Jenkins touches on this idea of expecting to be expected when he describes multi-tasking. He describes it as “the ability to scan ones environment and shift focus onto salient details on an ad hoc basis.” This idea of consuming endless media while trying to perform is rooted in the fear of the effects of technology on the upcoming generation – the so called “ADD” generation. Their attention spans are so short because they are switching tasks at such a rapid pace. That multitasking will somehow ruin the ability to concentrate and problem solve.

The need to multitask and the expectation of constant communication isn’t going anywhere. As valuable as it is to be able to really devote your concentration to one thing, we cannot dismiss the value of being able to “scan your environment and shift focus”; it is a skill they need. Students need to know how to take in information through a variety of mediums, prioritize it, and assert some control over its effect on their lives.

Fair Use Practices in the Remix Culture

The proliferation of technology has made it increasingly simple for everyone to write, publish, and create their own material. The cost to produce video has become relatively inexpensive when you consider the days before YouTube and mobile technology with push-button video capabilities. It used to involve expensive high-end, industry standard, camera equipment and video editing programs like Avid or Final Cut, not to mention the deep financial pockets needed for distribution. Now anyone with a decent video phone or digital camera and simple editing software can produce and upload their own video on YouTube, and it doesn’t have to be a time or resource intensive project.
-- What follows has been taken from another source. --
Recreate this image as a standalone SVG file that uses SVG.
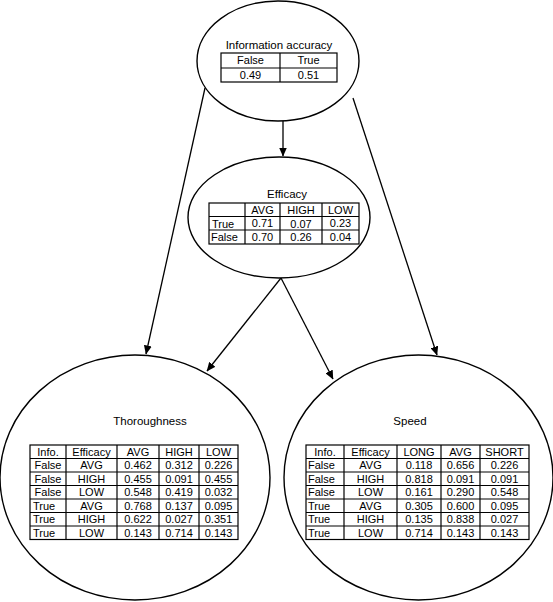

Not only has the digital culture given rise to an expansion of authorship like the previous post discussed, but also this notion of what Lawrence Lessig, author, Harvard Law professor, and founding board member of the Creative Commons, describes as free information–and the ability of people to draw on elements of prior cultural production to further the creative cause. Lessig has even published a book, Free Culture, which criticizes how big media uses technology and the law to lock down culture and control creativity–and to prove he’s not all theory, Lessig has even made his book available for free under the a Creative Commons License.  Users are welcome to access Lessig’s Free Culture under the direction that they are allowed to redistribute, copy, or remix/reuse the content as long as it is for non-commercial purposes and proper credit is given to the author.

In Chapter one of A New Literacies Sampler, Colin Lankshear and Michele Knobel address different dimensions regarding opposing mindsets about digital literacy.  In the first mindset, value is seen as a scarcity, which results in efforts to control by using copyright or licensing.  To a certain extent, Lessig’s criticism about big media and corporate interest suppressing creativity is not unfounded, especially when you look at the market share for a company like Microsoft.  But as the development for open source software grows, more people are gaining confidence with the alternatives to commercial software like Open Office instead of MS Office or Gimp in place of Photoshop.  These are examples of the second mindset, which sees value as a function of dispersion with more emphasis placed on the collective.  This mindset is more fitting with the Open Source and Creative Commons mission that sees information as public and collaborative.

A small but growing belief in the collaborative, free information, school of thought gives way to the remix culture.  It’s what happens when you take bits of cultural production that is already in existence for fair use, and either alter it, or remix it with another form of media to create something completely new.   The concept that creativity and new ideas will thrive under this model as more and more people contribute to the collective seems to be the distinctive aspect of the “new” literacy of the digital culture.